Here is the description of how employees making Microsoft products are treated:

Managers at the KYE Systems factory in Dongguan, southern China, were accused of controlling and bullying workers who sleep 14 to a room and "shower" by taking sponge baths from a small plastic bucket of water.

"The factory is very crowded. In one workshop measuring around 105ft by 105ft, there were nearly 1,000 workers.

"In the summer, temperatures can exceed 86 degrees and workers leave their shifts dripping in sweat.

"It is only when the foreign clients show up that management turns on the air conditioning," the report's authors alleged, citing testimony from workers.

"Conditions are so bad and work at the factory so exhausting," one worker was quoted as saying, "that there are not many people who can bear it for more than a year, and almost never past two years. Most workers flee after just six or eight months."


It seems to me that if the Bill Gates and the Gates Foundation are so concerned with alleviating world poverty, they can start by forcing Bill Gates and Microsoft to stop using slave labor to make their products in China.

But you'd have a hard time getting that perspective from The Guardian since the paper now receives funding from the Gates Foundation for its Global Development website (see here and here.) Felix Salmon points out the following:

From an old-media perspective, this is a fantastic deal for the Guardian, which retains full editorial control:

The world’s news organisations can no longer rely solely on advertising and sales revenues. So, as we look beyond traditional sources of funding, the backing of third parties who are willing to support our journalism while respecting our editorial freedom enables us to explore important subjects that may too easily be neglected elsewhere. Sponsorship of individual sections and pages already exists in other areas of guardian.co.uk, and can make possible the otherwise impossible. Without sponsorship, a project such as our global development site would simply not have been realised with such depth and ambition.

What the Guardian doesn’t say, here, is that $2.5 million is what’s technically known as a shit-ton of money. It’s vastly more than it could ever get from ad revenues on a niche site like this — even at a $20 CPM, you’d need to serve up 125 million pageviews over three years to get that much money. Global development issues have a substantial audience, but not that substantial.

More importantly, $2.5 million is significantly more than it costs the Guardian to put together a micro-site like this — this deal is profitable, for a media organization which, like most, is in desperate need of profits. In fact, it’s a twofer for the Guardian, which manages to improve its revenues and also beef up its editorial offerings in one go.
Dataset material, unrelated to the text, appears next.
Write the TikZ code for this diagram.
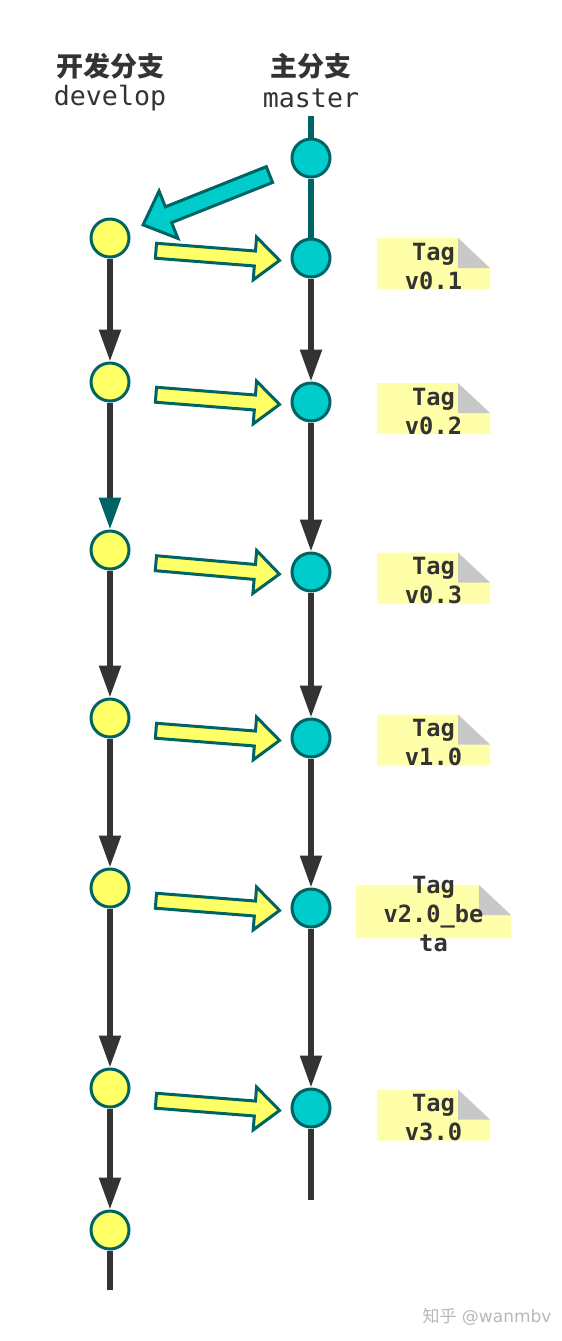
\documentclass[tikz,border=0pt]{standalone}
\usepackage{fontspec}
\setmonofont{DejaVu Sans Mono}
\newfontfamily\cjk{Noto Sans CJK SC}
\newfontfamily\wmfont{DejaVu Sans}
\usetikzlibrary{arrows.meta,shapes.arrows}
\definecolor{yfill}{HTML}{FFFF66}
\definecolor{cfill}{HTML}{00CCCC}
\definecolor{edge}{HTML}{006464}
\definecolor{ink}{HTML}{333333}
\definecolor{notebg}{HTML}{FFFFAA}
\definecolor{fold}{HTML}{C8C8C8}
\tikzset{
  dev/.style={circle, draw=edge, fill=yfill, line width=1.5pt,
              minimum size=19pt, inner sep=0pt},
  mas/.style={dev, fill=cfill},
  trunk/.style={draw=ink, line width=2.75pt},
  down/.style={trunk, -{Triangle[length=16pt,width=10.5pt]}},
  hdr/.style={text=ink, font=\cjk\bfseries\fontsize{13.5}{15}\selectfont},
  hdrname/.style={text=ink, font=\ttfamily\fontsize{13.3}{15}\selectfont},
  merge/.style={single arrow, draw=edge, fill=yfill, line width=1.5pt,
                inner xsep=0pt, inner ysep=3pt, single arrow head extend=7pt,
                single arrow tip angle=82, minimum height=62pt,
                pos=.5, sloped, rotate=1.2, xshift=1.75pt, yshift=-3.5pt},
  branch/.style={single arrow, draw=edge, fill=cfill, line width=1.5pt,
                 inner xsep=0pt, inner ysep=3.5pt, single arrow head extend=8.5pt,
                 single arrow tip angle=86, minimum height=68pt,
                 pos=.5, sloped, allow upside down},
  tagnote/.style={minimum width=56.5pt, minimum height=25.5pt, inner sep=0pt,
    path picture={
      \fill[notebg] (path picture bounding box.south west)
        -- (path picture bounding box.north west)
        -- ([xshift=-16pt]path picture bounding box.north east)
        -- ([yshift=-15pt]path picture bounding box.north east)
        -- (path picture bounding box.south east) -- cycle;
      \fill[fold] ([xshift=-16pt]path picture bounding box.north east)
        -- ([xshift=-16pt,yshift=-15pt]path picture bounding box.north east)
        -- ([yshift=-15pt]path picture bounding box.north east) -- cycle;
    }},
  tagtext/.style={text=ink, align=center, yshift=-1.5pt,
                  font=\ttfamily\bfseries\fontsize{11.85}{14.5}\selectfont},
}
\begin{document}
\begin{tikzpicture}[x=0.5pt, y=-0.5pt]
  \useasboundingbox (0,0) rectangle (562,1341);

  % headers
  \node[hdr] (hdev) at (110,66) {开发分支};
  \node[hdrname] (hdevname) at (110,98) {develop};
  \node[hdr] (hmas) at (311,66) {主分支};
  \node[hdrname] (hmasname) at (311,98) {master};

  % develop commits
  \node[dev] (d1) at (110,238) {};
  \node[dev] (d2) at (110,382) {};
  \node[dev] (d3) at (110,550) {};
  \node[dev] (d4) at (110,718) {};
  \node[dev] (d5) at (110,888) {};
  \node[dev] (d6) at (110,1088) {};
  \node[dev] (d7) at (110,1230) {};
  \coordinate (devend) at (110,1290);

  % master commits
  \coordinate (mastop) at (311,116);
  \node[mas] (m1) at (311,158) {};
  \node[mas] (m2) at (311,258) {};
  \node[mas] (m3) at (311,402) {};
  \node[mas] (m4) at (311,572) {};
  \node[mas] (m5) at (311,738) {};
  \node[mas] (m6) at (311,908) {};
  \node[mas] (m7) at (311,1108) {};
  \coordinate (masend) at (311,1200);

  % branch lines
  \draw[trunk, draw=edge] (mastop) -- (m1);
  \draw[trunk, draw=edge] (m1) -- (m2);
  \draw[down] (m2) -- (m3);
  \draw[down] (m3) -- (m4);
  \draw[down] (m4) -- (m5);
  \draw[down] (m5) -- (m6);
  \draw[down] (m6) -- (m7);
  \draw[trunk] (m7) -- (masend);
  \draw[down] (d1) -- (d2);
  \draw[trunk, -{Triangle[length=16pt,width=10.5pt,color=edge]}] (d2) -- (d3);
  \draw[down] (d3) -- (d4);
  \draw[down] (d4) -- (d5);
  \draw[down] (d5) -- (d6);
  \draw[down] (d6) -- (d7);
  \draw[trunk] (d7) -- (devend);

  % branch off and merges
  \path (m1) -- (d1) node[branch] (b1) {};
  \path (d1) -- (m2) node[merge] (g1) {};
  \path (d2) -- (m3) node[merge] (g2) {};
  \path (d3) -- (m4) node[merge] (g3) {};
  \path (d4) -- (m5) node[merge] (g4) {};
  \path (d5) -- (m6) node[merge] (g5) {};
  \path (d6) -- (m7) node[merge] (g6) {};

  % tags
  \node[tagnote, label={[tagtext]center:{Tag\\v0.1}}] (t1) at (433.5,263.5) {};
  \node[tagnote, label={[tagtext]center:{Tag\\v0.2}}] (t2) at (433.5,408.5) {};
  \node[tagnote, label={[tagtext]center:{Tag\\v0.3}}] (t3) at (433.5,578) {};
  \node[tagnote, label={[tagtext]center:{Tag\\v1.0}}] (t4) at (433.5,740) {};
  \node[tagnote, minimum width=77.5pt, minimum height=26.5pt,
        label={[tagtext]center:{Tag\\v2.0\_be\\ta}}] (t5) at (433.5,911.5) {};
  \node[tagnote, label={[tagtext]center:{Tag\\v3.0}}] (t6) at (433.5,1115) {};

  \node[text=black!28, font=\wmfont\fontsize{8.5}{10}\selectfont] (wm) at (487,1317)
    {{\cjk 知乎} @wanmbv};
\end{tikzpicture}
\end{document}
Looked at from the point of view of the Gates Foundation, there’s real value here. For one thing, all of the content automatically gets a lot more credibility than it would if it were published by the Gates Foundation directly, especially given the suspicion with which it’s already regarded. And frankly, publishing well-written, agenda-setting material for a mass audience is not one of the Gates Foundation’s core competencies: if they tried to do it, there’s a good chance they wouldn’t do it very well. (Non-profits in general seem constitutionally incapable of getting out of their wonky high-serious comfort zone.)

And the way these deals are structured, they do a pretty good job of minimizing the sulfurous smell of advertorials and “sponsored content” which has a habit of lingering in even the glossiest sponsor-driven site.


No wonder The Guardian doesn't report on the bad smell that emanates from Bill Gates and the Gates Foundation when they talk about alleviating poverty - they're on the payroll.

How they can claim "objectivity" when they're taking a "shit-ton" of Gates money is beyond me.

It's true that the Guardian has published some criticism of the Gates Foundation since they started taking Uncle Bill's money, but you would have to have fallen off a turnip truck to believe that the "journalism" that shows up on the Guardian's Gates Foundation-sponsored Global Development isn't influenced in any way by its funder.

But that's the 21st century for you, where you have an oligarch like Bill Gates driving the policy and the coverage of the policy with his billions even as he drives billions more into poverty through his corporation and his his malanthropic enterprises.